Dr. Whaley has published original art, poetry, as well as articles on social movements, popular culture, sequential art, documentary photography, and film. In 2018, Whaley was nominated for a Rhysling Poetry Award for her long verse poem "Whispers and Lies" in the 2018 Bram Stoker Award Finalist book Sycorax's Daughters. She has been a Resident Visiting Scholar at the Center for Cultural Studies at the University of California, Santa Cruz, and was a recipient of a grant from the Monroe Trotter Institute for Black Culture for her research on responses to 9/11 in Black expressive art and in the public sphere.

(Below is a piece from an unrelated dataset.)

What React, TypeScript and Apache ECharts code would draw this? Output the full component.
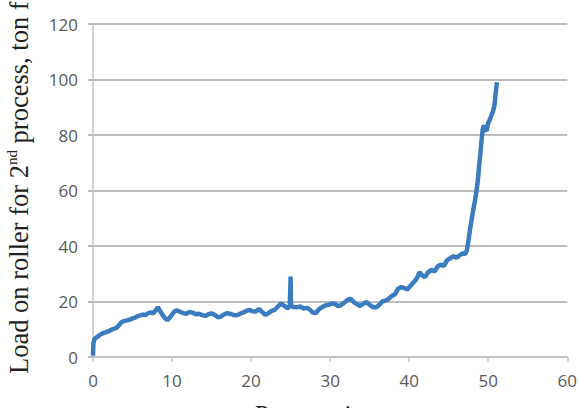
import React, { useEffect, useRef } from "react";
import * as echarts from "echarts";

const timeValues: number[] = [
  0, 0.05, 0.2, 0.5, 0.8, 1.0, 1.3, 1.6, 2.0, 2.3, 2.6, 3.0, 3.3, 3.6, 4.0, 4.3, 4.6, 5.0, 5.3, 5.6,
  6.0, 6.3, 6.6, 7.0, 7.3, 7.6, 8.0, 8.2, 8.5, 8.8, 9.1, 9.4, 9.7, 10.0, 10.3, 10.6, 11.0, 11.4, 11.8, 12.2,
  12.6, 13.0, 13.4, 13.8, 14.2, 14.6, 15.0, 15.4, 15.8, 16.2, 16.6, 17.0, 17.4, 17.8, 18.2, 18.6, 19.0, 19.4, 19.8, 20.2,
  20.6, 21.0, 21.4, 21.8, 22.2, 22.6, 23.0, 23.4, 23.8, 24.2, 24.6, 24.9, 25.0, 25.05, 25.4, 25.8, 26.2, 26.6, 27.0, 27.4,
  27.8, 28.2, 28.6, 29.0, 29.4, 29.8, 30.2, 30.6, 31.0, 31.4, 31.8, 32.2, 32.6, 33.0, 33.4, 33.8, 34.2, 34.6, 35.0, 35.4,
  35.8, 36.2, 36.6, 37.0, 37.4, 37.8, 38.2, 38.6, 39.0, 39.4, 39.8, 40.2, 40.6, 41.0, 41.3, 41.6, 42.0, 42.4, 42.8, 43.2,
  43.6, 44.0, 44.4, 44.8, 45.2, 45.6, 46.0, 46.4, 46.8, 47.1, 47.3, 47.5, 47.7, 47.9, 48.1, 48.3, 48.5, 48.7, 48.85, 49.0,
  49.15, 49.3, 49.45, 49.6, 49.8, 50.0, 50.2, 50.4, 50.6, 50.8, 50.9, 51.0, 51.1,
];

const loadValues: number[] = [
  0.5, 5, 6.5, 7.2, 7.8, 8.2, 8.6, 8.9, 9.3, 9.8, 10.1, 10.6, 11.5, 12.6, 13.0, 13.2, 13.4, 13.9, 14.2, 14.6,
  15.0, 15.3, 15.1, 15.8, 16.1, 15.7, 17.0, 18.0, 16.5, 15.2, 14.0, 13.3, 14.2, 15.3, 16.4, 16.8, 16.3, 15.8, 15.6, 16.2,
  16.0, 15.4, 15.6, 15.1, 14.8, 15.4, 15.7, 15.2, 14.3, 14.6, 15.4, 15.8, 15.5, 15.1, 15.0, 15.6, 16.0, 16.6, 17.0, 16.5,
  16.4, 17.3, 16.2, 15.2, 15.8, 16.6, 17.0, 18.2, 19.3, 18.4, 17.6, 18.3, 29.0, 18.4, 18.0, 17.9, 18.2, 17.5, 17.7, 17.2,
  16.0, 15.8, 17.3, 18.0, 18.6, 18.8, 19.3, 19.2, 18.3, 18.7, 19.6, 20.6, 21.0, 19.8, 19.0, 18.4, 19.2, 19.8, 18.8, 18.0,
  17.8, 18.7, 20.0, 20.3, 21.0, 22.0, 22.6, 24.6, 25.2, 24.8, 24.4, 25.8, 27.0, 28.5, 30.6, 29.5, 28.8, 30.5, 31.4, 30.8,
  32.6, 33.3, 32.8, 34.9, 35.6, 36.3, 35.8, 36.7, 37.4, 37.0, 38.5, 42, 46, 49.5, 53, 56, 59.5, 64, 69, 73,
  78, 82, 83.5, 82, 81.5, 84.5, 85.5, 87, 88.5, 91, 94, 96.5, 99,
];

const xTicks: number[] = [0, 10, 20, 30, 40, 50, 60];
const yTicks: number[] = [0, 20, 40, 60, 80, 100, 120];

const yAxisTitle = "{a|Load on roller for 2}{sup|nd}{a| process, ton f}";
const xAxisTitle = "Process time, s";

export default function App() {
  const ref = useRef<HTMLDivElement>(null);

  useEffect(() => {
    document.body.style.margin = "0";
    if (!ref.current) return;
    const chart = echarts.init(ref.current, undefined, { renderer: "svg" });
    const data = timeValues.map((t, i) => [t, loadValues[i]]);
    const labelStyle = {
      color: "#595959",
      fontSize: 17,
      fontFamily: "'Open Sans', 'Noto Sans', sans-serif",
    };
    chart.setOption({
      animation: false,
      backgroundColor: "#ffffff",
      grid: { left: 93, right: 7, top: 24, bottom: 51, containLabel: false },
      xAxis: {
        type: "value",
        min: xTicks[0],
        max: xTicks[xTicks.length - 1],
        interval: 10,
        axisLine: { show: true, lineStyle: { color: "#c4c4c4", width: 1.5 } },
        axisTick: { show: true, length: 5, lineStyle: { color: "#c4c4c4", width: 1.5 } },
        axisLabel: { ...labelStyle, margin: 15 },
        splitLine: { show: false },
      },
      yAxis: {
        type: "value",
        min: yTicks[0],
        max: yTicks[yTicks.length - 1],
        interval: 20,
        axisLine: { show: true, lineStyle: { color: "#c4c4c4", width: 1.5 } },
        axisTick: { show: true, length: 5, lineStyle: { color: "#a6a6a6", width: 1.5 } },
        axisLabel: { ...labelStyle, margin: 15 },
        splitLine: { show: true, lineStyle: { color: "#a6a6a6", width: 1.5 } },
      },
      series: [
        {
          type: "line",
          data,
          showSymbol: false,
          symbol: "none",
          lineStyle: { color: "#3a7cbf", width: 4.5 },
          itemStyle: { color: "#3a7cbf" },
          z: 3,
        },
      ],
      graphic: [
        {
          type: "text",
          x: 19,
          y: 374,
          rotation: Math.PI / 2,
          style: {
            text: yAxisTitle,
            textAlign: "left",
            textVerticalAlign: "middle",
            fill: "#222",
            rich: {
              a: {
                fontFamily: "'Liberation Serif', 'DejaVu Serif', serif",
                fontSize: 26.5,
                lineHeight: 30,
                color: "#222",
              },
              sup: {
                fontFamily: "'Liberation Serif', 'DejaVu Serif', serif",
                fontSize: 15,
                lineHeight: 30,
                verticalAlign: "top",
                color: "#222",
              },
            },
          },
        },
        {
          type: "text",
          x: 255,
          y: 402,
          style: {
            text: xAxisTitle,
            textAlign: "left",
            textVerticalAlign: "top",
            fill: "#222",
            font: "25px 'Liberation Serif', 'DejaVu Serif', serif",
          },
        },
      ],
    });
    return () => chart.dispose();
  }, []);

  return <div ref={ref} style={{ width: 580, height: 408 }} />;
}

Her recent and critically acclaimed book is Black Women in Sequence: Re-inking Comics, Graphic Novels, and Anime (2015); it explores graphic novel production and comic book fandom, looking in particular at African, African American, and multiethnic women as deployed in television, film, animation, gaming, and print representations of comic book and graphic novel characters. Mentioned in the New York Times as a leading work in the field of sequential art and representation, Black Women Sequence has garnered attention as a focus of review on television, print and online periodicals, podcasts, and remains a popular lecture choice of libraries and universities. Professor Whaley's first book is: Disciplining Women: Alpha Kappa Alpha, Black Counterpublics, and the Cultural Politics of Black Sororities (2010). In it, she examines the cultural practices, cultural work, and politics of the oldest historically Black sorority.

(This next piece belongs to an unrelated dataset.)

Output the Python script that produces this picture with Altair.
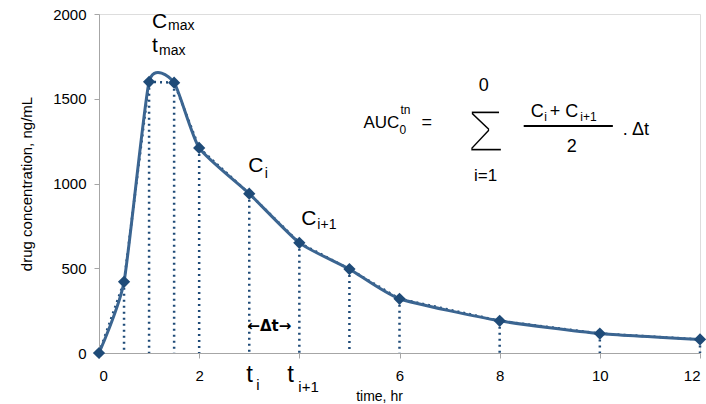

Whaley's book in progress is an examination of dissociative identities (formerly known as multiple personality disorder) as a narrative trope in novels, science literature, popular periodicals, film, television, and memoir, with a particular focus on Latinx, White, Asian/American, and Black women. More than an interpretive and critical analysis of popular cultural productions, the project engages with the intersection of precognitive, emotional sentiment and disability studies and combines the humanities and social sciences to explore the racial, class, and gender disparities in the medical industrial complex. She is also completing a compilation of non-fiction, creative essays, visual images, and poetry about loss, grief, and transition. It is tentatively titled Bodyflow: Meditations on Loss, Grief, and Resilience.

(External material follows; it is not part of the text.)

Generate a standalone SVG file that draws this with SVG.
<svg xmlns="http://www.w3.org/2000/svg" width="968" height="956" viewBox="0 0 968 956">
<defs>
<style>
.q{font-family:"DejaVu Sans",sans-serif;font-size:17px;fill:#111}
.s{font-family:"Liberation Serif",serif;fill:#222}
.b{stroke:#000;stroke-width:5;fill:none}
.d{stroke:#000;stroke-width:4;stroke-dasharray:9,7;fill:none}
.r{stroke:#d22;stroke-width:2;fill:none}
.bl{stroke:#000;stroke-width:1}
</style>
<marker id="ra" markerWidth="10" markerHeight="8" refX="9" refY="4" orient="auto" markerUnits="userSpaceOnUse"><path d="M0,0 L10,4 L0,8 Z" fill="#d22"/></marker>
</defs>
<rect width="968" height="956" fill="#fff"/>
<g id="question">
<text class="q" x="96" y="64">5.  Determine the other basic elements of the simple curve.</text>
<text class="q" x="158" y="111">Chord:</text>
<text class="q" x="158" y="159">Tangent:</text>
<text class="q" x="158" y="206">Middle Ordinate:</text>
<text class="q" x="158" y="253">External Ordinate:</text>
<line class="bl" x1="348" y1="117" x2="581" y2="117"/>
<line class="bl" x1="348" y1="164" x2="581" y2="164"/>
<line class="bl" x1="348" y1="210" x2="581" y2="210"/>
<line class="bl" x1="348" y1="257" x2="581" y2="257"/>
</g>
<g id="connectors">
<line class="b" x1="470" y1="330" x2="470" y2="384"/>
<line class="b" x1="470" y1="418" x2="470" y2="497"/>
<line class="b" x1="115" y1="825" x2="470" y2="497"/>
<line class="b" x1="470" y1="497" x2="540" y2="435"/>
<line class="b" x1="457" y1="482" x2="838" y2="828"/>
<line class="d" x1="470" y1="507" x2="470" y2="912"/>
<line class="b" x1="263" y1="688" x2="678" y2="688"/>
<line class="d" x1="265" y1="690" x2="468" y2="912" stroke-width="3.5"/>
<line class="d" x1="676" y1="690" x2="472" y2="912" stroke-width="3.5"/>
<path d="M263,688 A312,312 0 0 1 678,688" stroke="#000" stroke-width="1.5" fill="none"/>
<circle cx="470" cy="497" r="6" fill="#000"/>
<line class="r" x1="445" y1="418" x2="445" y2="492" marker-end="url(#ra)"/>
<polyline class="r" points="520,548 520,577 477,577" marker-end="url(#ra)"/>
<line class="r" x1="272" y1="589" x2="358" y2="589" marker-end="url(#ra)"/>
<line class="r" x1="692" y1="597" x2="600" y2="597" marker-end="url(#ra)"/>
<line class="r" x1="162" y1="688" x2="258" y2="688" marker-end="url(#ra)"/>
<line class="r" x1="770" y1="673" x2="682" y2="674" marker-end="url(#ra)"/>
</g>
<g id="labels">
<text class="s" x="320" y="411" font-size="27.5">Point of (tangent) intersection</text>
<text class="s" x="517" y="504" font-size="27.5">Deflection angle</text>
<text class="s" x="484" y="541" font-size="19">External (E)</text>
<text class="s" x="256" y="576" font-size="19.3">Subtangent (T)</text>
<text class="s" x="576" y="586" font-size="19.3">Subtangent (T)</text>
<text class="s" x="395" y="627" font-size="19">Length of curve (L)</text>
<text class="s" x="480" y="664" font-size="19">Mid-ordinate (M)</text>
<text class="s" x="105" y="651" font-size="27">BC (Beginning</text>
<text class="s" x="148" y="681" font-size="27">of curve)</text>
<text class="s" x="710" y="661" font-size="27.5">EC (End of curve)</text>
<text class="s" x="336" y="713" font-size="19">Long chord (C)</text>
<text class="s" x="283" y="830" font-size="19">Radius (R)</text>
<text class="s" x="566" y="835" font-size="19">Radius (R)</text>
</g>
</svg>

Dr. Whaley's digital projects include an ArcGIS story map, "Transpacific Mappings of Asian/American Women and Dissociation," a 3D/AR virtual exhibition, "Feeling Her Fragmented Mind," Addressing the Crisis, which is an online journal focused on public sphere engagements with the theories of Stuart Hall, and "Fat Bats, Postpunks, Depressed Dills and Ice Witches," which is a sonic analysis of the music of Militia Vox and the comix of Calyn P. Rich.
Whaley was co-curator, with Kembrew McLeod, of the University of Iowa Museum of Art exhibition, "Two Turntables and a Microphone: Hiphop Contexts Featuring Harry Allen's Part of the Permanent Record; Photos From the Previous Century," and she has served as a consultant or feature writer for exhibitions on Black popular music and Black sequential art. Whaley is editor (with Mark Anderson) of the journal Addressing the Crisis, she is on the editorial board of the journal American Studies, and formerly served on the editorial board for American Studies: Euroasian Perspectives and Lexington Press' Africana Studies book series. She was the 2013-2014 chair of the Women's Committee for the American Studies Association and now is serving as co-chair for the ASA's committee on departments, programs, and centers.